What is Galvanizing?
Hot-dip galvanizing (HDG), as referenced on this site, is the process of dipping fabricated steel into a kettle or vat containing molten zinc. The process is inherently simple which provides a distinct advantage over other corrosion protection methods. While the steel is in the kettle, the iron in the steel metallurgically reacts with the molten zinc to form a tightly-bonded alloy coating that provides superior corrosion protection to steel.
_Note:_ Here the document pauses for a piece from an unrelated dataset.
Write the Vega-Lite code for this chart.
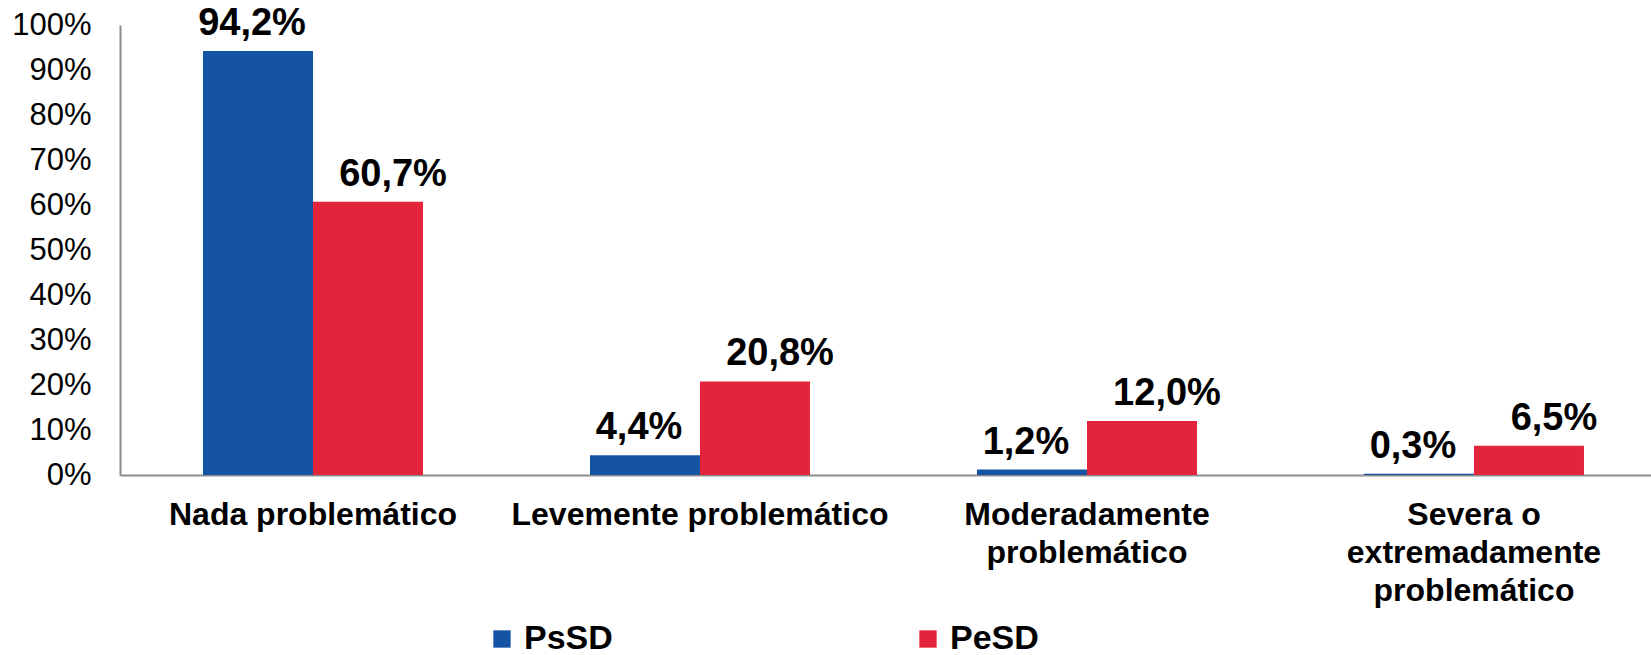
{
  "$schema": "https://vega.github.io/schema/vega-lite/v6.json",
  "autosize": {"type": "none"},
  "padding": {"left": 120, "top": 25, "right": -16, "bottom": 180},
  "width": 1547,
  "height": 450,
  "background": "white",
  "config": {
    "view": {"stroke": null},
    "font": "Liberation Sans"
  },
  "data": {
    "values": [
      {"categoria": "Nada problemático", "grupo": "PsSD", "valor": 94.2},
      {"categoria": "Nada problemático", "grupo": "PeSD", "valor": 60.7},
      {"categoria": "Levemente problemático", "grupo": "PsSD", "valor": 4.4},
      {"categoria": "Levemente problemático", "grupo": "PeSD", "valor": 20.8},
      {"categoria": "Moderadamente problemático", "grupo": "PsSD", "valor": 1.2},
      {"categoria": "Moderadamente problemático", "grupo": "PeSD", "valor": 12.0},
      {"categoria": "Severa o extremadamente problemático", "grupo": "PsSD", "valor": 0.3},
      {"categoria": "Severa o extremadamente problemático", "grupo": "PeSD", "valor": 6.5}
    ]
  },
  "transform": [
    {"calculate": "replace(format(datum.valor, '.1f'), '.', ',') + '%'", "as": "etiqueta"}
  ],
  "encoding": {
    "x": {
      "field": "categoria",
      "type": "nominal",
      "sort": ["Nada problemático", "Levemente problemático", "Moderadamente problemático", "Severa o extremadamente problemático"],
      "scale": {"paddingInner": 0.4315, "paddingOuter": 0.2145},
      "axis": {
        "title": null,
        "labelAngle": 0,
        "labelFont": "Liberation Sans",
        "labelFontWeight": "bold",
        "labelFontSize": 32,
        "labelColor": "#000000",
        "labelLimit": 0,
        "labelBaseline": "top",
        "labelLineHeight": 38,
        "labelPadding": 24,
        "ticks": false,
        "tickSize": 0,
        "domainColor": "#8c8c8c",
        "domainWidth": 2,
        "labelExpr": "datum.value == 'Moderadamente problemático' ? ['Moderadamente', 'problemático'] : datum.value == 'Severa o extremadamente problemático' ? ['Severa o', 'extremadamente', 'problemático'] : datum.value"
      }
    },
    "xOffset": {
      "field": "grupo",
      "type": "nominal",
      "sort": ["PsSD", "PeSD"],
      "scale": {"paddingInner": 0, "paddingOuter": 0}
    },
    "y": {
      "field": "valor",
      "type": "quantitative",
      "scale": {"domain": [0, 100], "nice": false},
      "axis": {
        "title": null,
        "values": [0, 10, 20, 30, 40, 50, 60, 70, 80, 90, 100],
        "labelExpr": "datum.value + '%'",
        "labelFont": "Liberation Sans",
        "labelFontSize": 31,
        "labelColor": "#000000",
        "labelPadding": 29,
        "ticks": false,
        "tickSize": 0,
        "grid": false,
        "domainColor": "#8c8c8c",
        "domainWidth": 2
      }
    }
  },
  "layer": [
    {
      "mark": {"type": "bar"},
      "encoding": {
        "color": {
          "field": "grupo",
          "type": "nominal",
          "sort": ["PsSD", "PeSD"],
          "scale": {"domain": ["PsSD", "PeSD"], "range": ["#1554A4", "#E2253A"]},
          "legend": {
            "title": null,
            "orient": "none",
            "direction": "horizontal",
            "legendX": 365,
            "legendY": 597,
            "padding": 0,
            "symbolType": "square",
            "symbolSize": 300,
            "symbolStrokeWidth": 0,
            "labelFont": "Liberation Sans",
            "labelFontWeight": "bold",
            "labelFontSize": 34,
            "labelColor": "#000000",
            "labelOffset": 5,
            "labelLimit": 0,
            "columnPadding": 298
          }
        }
      }
    },
    {
      "transform": [{"filter": "datum.grupo == 'PsSD'"}],
      "mark": {"type": "text", "font": "Liberation Sans", "fontWeight": "bold", "fontSize": 38, "color": "#000000", "baseline": "alphabetic", "align": "center", "dx": -6, "dy": -16},
      "encoding": {"text": {"field": "etiqueta"}}
    },
    {
      "transform": [{"filter": "datum.grupo == 'PeSD'"}],
      "mark": {"type": "text", "font": "Liberation Sans", "fontWeight": "bold", "fontSize": 38, "color": "#000000", "baseline": "alphabetic", "align": "center", "dx": 25, "dy": -16},
      "encoding": {"text": {"field": "etiqueta"}}
    }
  ]
}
The information throughout this section on durability, longevity, cost, and sustainability applies only to the hot-dip galvanizing (commonly referred to as batch, general, or after-fabrication galvanizing). It is important to understand not all zinc coatings are created equally; thus, applying any of the information provided about hot-dip galvanizing to other zinc coatings is not accurate or recommended.
Batch Hot-Dip Galvanizing
Batch hot-dip galvanizing, also known as general galvanizing, produces a zinc coating by completely immersing the steel product in a bath (kettle) of molten zinc. Prior to immersion in the zinc bath, the steel is chemically cleaned to remove all oils, greases, soil, mill scale, and oxides. Surface preparation is critical as zinc will not react with unclean steel.
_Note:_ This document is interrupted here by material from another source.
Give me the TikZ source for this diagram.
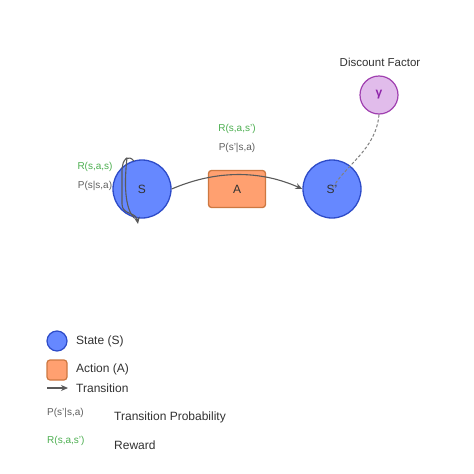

After surface preparation, the steel is immersed in the molten (830 F) zinc bath. The bath consists of more than 98% pure zinc and the remaining 2% or less consists of additives most commonly aluminum, nickel, and bismuth. These additives help with zinc fluidity and consumption, coating appearance, and other efficiencies. While in the galvanizing kettle, the molten zinc metallurgically reacts with the iron in the steel to form the coating.
Hot-dip galvanized coatings are used on many materials in construction sectors from electric utility to artistic sculptures. Ranging in size from small parts such as nuts, bolts and nails to large structural shapes, galvanizing is integral to North American infrastructure. Most commonly batch hot-dip galvanizing is used in atmospherically exposed steel; however, it is also used in fresh and salt water applications, buried in soil, embedded in concrete, and much more.
Size can be a limitation to the application of hot-dip galvanizing; however, the average length of zinc baths in North America is 40 feet and 55-60 foot kettles are common. Utilizing progressive dipping immersing one portion of the product and then the other significantly increases the maximum size that can be accommodated to nearly double the bath size.